**Task instructions:** Emit the data below verbatim, stripping out any pictures.

**Information supplied:**

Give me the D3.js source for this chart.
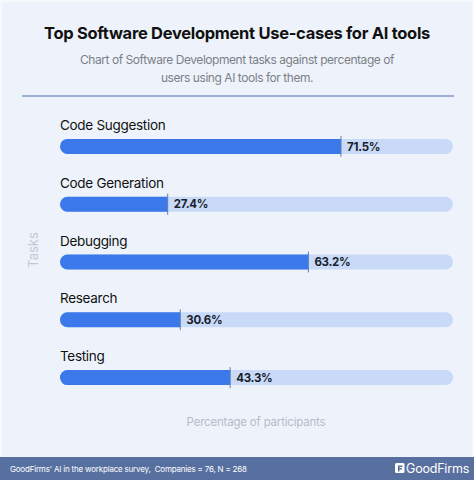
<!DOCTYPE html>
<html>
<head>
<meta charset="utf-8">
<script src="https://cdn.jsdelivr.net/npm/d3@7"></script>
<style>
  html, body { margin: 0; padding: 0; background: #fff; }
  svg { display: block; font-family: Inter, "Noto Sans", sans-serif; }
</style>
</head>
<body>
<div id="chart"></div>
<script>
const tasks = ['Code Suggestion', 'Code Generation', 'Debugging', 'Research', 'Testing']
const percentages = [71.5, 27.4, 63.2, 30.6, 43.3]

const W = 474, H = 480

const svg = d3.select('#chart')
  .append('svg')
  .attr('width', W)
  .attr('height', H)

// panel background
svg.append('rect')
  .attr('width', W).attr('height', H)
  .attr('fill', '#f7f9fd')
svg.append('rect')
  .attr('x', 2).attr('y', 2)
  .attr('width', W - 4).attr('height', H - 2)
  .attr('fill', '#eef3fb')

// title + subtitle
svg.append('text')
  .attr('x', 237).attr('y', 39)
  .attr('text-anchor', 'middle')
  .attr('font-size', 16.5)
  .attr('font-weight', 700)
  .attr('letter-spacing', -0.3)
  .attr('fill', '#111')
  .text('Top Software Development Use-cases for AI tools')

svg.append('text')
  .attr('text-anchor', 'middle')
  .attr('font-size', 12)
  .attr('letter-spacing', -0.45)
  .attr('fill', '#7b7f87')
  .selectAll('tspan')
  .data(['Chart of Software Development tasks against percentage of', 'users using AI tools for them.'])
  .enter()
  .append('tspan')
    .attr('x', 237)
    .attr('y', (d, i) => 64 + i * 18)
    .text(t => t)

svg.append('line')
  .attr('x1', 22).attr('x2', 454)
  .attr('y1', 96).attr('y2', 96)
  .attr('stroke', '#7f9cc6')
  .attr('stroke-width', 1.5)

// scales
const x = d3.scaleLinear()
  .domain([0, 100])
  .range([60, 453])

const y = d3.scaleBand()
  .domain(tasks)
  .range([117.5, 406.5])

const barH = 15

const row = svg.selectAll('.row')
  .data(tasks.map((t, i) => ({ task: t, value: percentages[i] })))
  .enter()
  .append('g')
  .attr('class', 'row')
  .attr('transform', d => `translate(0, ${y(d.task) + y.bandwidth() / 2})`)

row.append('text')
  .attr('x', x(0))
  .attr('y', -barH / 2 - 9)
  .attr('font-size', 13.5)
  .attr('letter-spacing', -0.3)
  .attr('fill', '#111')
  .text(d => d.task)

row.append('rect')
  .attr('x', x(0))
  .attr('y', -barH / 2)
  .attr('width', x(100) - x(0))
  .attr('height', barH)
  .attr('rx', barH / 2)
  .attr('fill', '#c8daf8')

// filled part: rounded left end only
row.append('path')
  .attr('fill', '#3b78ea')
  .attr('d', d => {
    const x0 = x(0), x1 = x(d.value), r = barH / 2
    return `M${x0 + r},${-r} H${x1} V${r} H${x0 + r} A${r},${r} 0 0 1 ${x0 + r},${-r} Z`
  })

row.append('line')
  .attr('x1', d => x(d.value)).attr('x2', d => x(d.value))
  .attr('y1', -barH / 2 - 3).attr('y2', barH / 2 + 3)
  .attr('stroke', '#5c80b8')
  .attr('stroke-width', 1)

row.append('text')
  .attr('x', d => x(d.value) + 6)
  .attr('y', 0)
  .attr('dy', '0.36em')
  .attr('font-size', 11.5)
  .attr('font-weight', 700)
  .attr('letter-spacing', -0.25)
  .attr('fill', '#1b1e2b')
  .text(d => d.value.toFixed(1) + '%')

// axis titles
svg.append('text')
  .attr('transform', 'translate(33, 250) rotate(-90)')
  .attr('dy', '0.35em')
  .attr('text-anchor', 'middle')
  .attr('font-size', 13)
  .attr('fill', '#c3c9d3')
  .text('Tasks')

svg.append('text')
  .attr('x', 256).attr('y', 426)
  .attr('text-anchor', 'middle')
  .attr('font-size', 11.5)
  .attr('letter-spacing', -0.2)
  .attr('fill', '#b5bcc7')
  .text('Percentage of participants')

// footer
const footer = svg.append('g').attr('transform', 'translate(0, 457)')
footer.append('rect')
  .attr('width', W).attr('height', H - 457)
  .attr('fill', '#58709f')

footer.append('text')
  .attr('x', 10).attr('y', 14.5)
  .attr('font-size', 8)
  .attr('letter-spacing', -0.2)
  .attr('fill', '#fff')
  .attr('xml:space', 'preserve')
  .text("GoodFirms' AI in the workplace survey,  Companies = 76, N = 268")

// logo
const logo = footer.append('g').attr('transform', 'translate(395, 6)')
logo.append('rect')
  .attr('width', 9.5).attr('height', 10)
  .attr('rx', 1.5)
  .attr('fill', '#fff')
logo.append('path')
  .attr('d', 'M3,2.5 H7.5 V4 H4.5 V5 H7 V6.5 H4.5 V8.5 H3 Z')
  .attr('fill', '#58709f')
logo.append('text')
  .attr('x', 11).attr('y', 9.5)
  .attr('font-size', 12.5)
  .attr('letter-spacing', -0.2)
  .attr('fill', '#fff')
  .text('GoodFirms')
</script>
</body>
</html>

**Solution for this problem:**
Give me the D3.js source for this chart.
<!DOCTYPE html>
<html>
<head>
<meta charset="utf-8">
<script src="https://cdn.jsdelivr.net/npm/d3@7"></script>
<style>
  html, body { margin: 0; padding: 0; background: #fff; }
  svg { display: block; font-family: Inter, "Noto Sans", sans-serif; }
</style>
</head>
<body>
<div id="chart"></div>
<script>
const tasks = ['Code Suggestion', 'Code Generation', 'Debugging', 'Research', 'Testing']
const percentages = [71.5, 27.4, 63.2, 30.6, 43.3]

const W = 474, H = 480

const svg = d3.select('#chart')
  .append('svg')
  .attr('width', W)
  .attr('height', H)

// panel background
svg.append('rect')
  .attr('width', W).attr('height', H)
  .attr('fill', '#f7f9fd')
svg.append('rect')
  .attr('x', 2).attr('y', 2)
  .attr('width', W - 4).attr('height', H - 2)
  .attr('fill', '#eef3fb')

// title + subtitle
svg.append('text')
  .attr('x', 237).attr('y', 39)
  .attr('text-anchor', 'middle')
  .attr('font-size', 16.5)
  .attr('font-weight', 700)
  .attr('letter-spacing', -0.3)
  .attr('fill', '#111')
  .text('Top Software Development Use-cases for AI tools')

svg.append('text')
  .attr('text-anchor', 'middle')
  .attr('font-size', 12)
  .attr('letter-spacing', -0.45)
  .attr('fill', '#7b7f87')
  .selectAll('tspan')
  .data(['Chart of Software Development tasks against percentage of', 'users using AI tools for them.'])
  .enter()
  .append('tspan')
    .attr('x', 237)
    .attr('y', (d, i) => 64 + i * 18)
    .text(t => t)

svg.append('line')
  .attr('x1', 22).attr('x2', 454)
  .attr('y1', 96).attr('y2', 96)
  .attr('stroke', '#7f9cc6')
  .attr('stroke-width', 1.5)

// scales
const x = d3.scaleLinear()
  .domain([0, 100])
  .range([60, 453])

const y = d3.scaleBand()
  .domain(tasks)
  .range([117.5, 406.5])

const barH = 15

const row = svg.selectAll('.row')
  .data(tasks.map((t, i) => ({ task: t, value: percentages[i] })))
  .enter()
  .append('g')
  .attr('class', 'row')
  .attr('transform', d => `translate(0, ${y(d.task) + y.bandwidth() / 2})`)

row.append('text')
  .attr('x', x(0))
  .attr('y', -barH / 2 - 9)
  .attr('font-size', 13.5)
  .attr('letter-spacing', -0.3)
  .attr('fill', '#111')
  .text(d => d.task)

row.append('rect')
  .attr('x', x(0))
  .attr('y', -barH / 2)
  .attr('width', x(100) - x(0))
  .attr('height', barH)
  .attr('rx', barH / 2)
  .attr('fill', '#c8daf8')

// filled part: rounded left end only
row.append('path')
  .attr('fill', '#3b78ea')
  .attr('d', d => {
    const x0 = x(0), x1 = x(d.value), r = barH / 2
    return `M${x0 + r},${-r} H${x1} V${r} H${x0 + r} A${r},${r} 0 0 1 ${x0 + r},${-r} Z`
  })

row.append('line')
  .attr('x1', d => x(d.value)).attr('x2', d => x(d.value))
  .attr('y1', -barH / 2 - 3).attr('y2', barH / 2 + 3)
  .attr('stroke', '#5c80b8')
  .attr('stroke-width', 1)

row.append('text')
  .attr('x', d => x(d.value) + 6)
  .attr('y', 0)
  .attr('dy', '0.36em')
  .attr('font-size', 11.5)
  .attr('font-weight', 700)
  .attr('letter-spacing', -0.25)
  .attr('fill', '#1b1e2b')
  .text(d => d.value.toFixed(1) + '%')

// axis titles
svg.append('text')
  .attr('transform', 'translate(33, 250) rotate(-90)')
  .attr('dy', '0.35em')
  .attr('text-anchor', 'middle')
  .attr('font-size', 13)
  .attr('fill', '#c3c9d3')
  .text('Tasks')

svg.append('text')
  .attr('x', 256).attr('y', 426)
  .attr('text-anchor', 'middle')
  .attr('font-size', 11.5)
  .attr('letter-spacing', -0.2)
  .attr('fill', '#b5bcc7')
  .text('Percentage of participants')

// footer
const footer = svg.append('g').attr('transform', 'translate(0, 457)')
footer.append('rect')
  .attr('width', W).attr('height', H - 457)
  .attr('fill', '#58709f')

footer.append('text')
  .attr('x', 10).attr('y', 14.5)
  .attr('font-size', 8)
  .attr('letter-spacing', -0.2)
  .attr('fill', '#fff')
  .attr('xml:space', 'preserve')
  .text("GoodFirms' AI in the workplace survey,  Companies = 76, N = 268")

// logo
const logo = footer.append('g').attr('transform', 'translate(395, 6)')
logo.append('rect')
  .attr('width', 9.5).attr('height', 10)
  .attr('rx', 1.5)
  .attr('fill', '#fff')
logo.append('path')
  .attr('d', 'M3,2.5 H7.5 V4 H4.5 V5 H7 V6.5 H4.5 V8.5 H3 Z')
  .attr('fill', '#58709f')
logo.append('text')
  .attr('x', 11).attr('y', 9.5)
  .attr('font-size', 12.5)
  .attr('letter-spacing', -0.2)
  .attr('fill', '#fff')
  .text('GoodFirms')
</script>
</body>
</html>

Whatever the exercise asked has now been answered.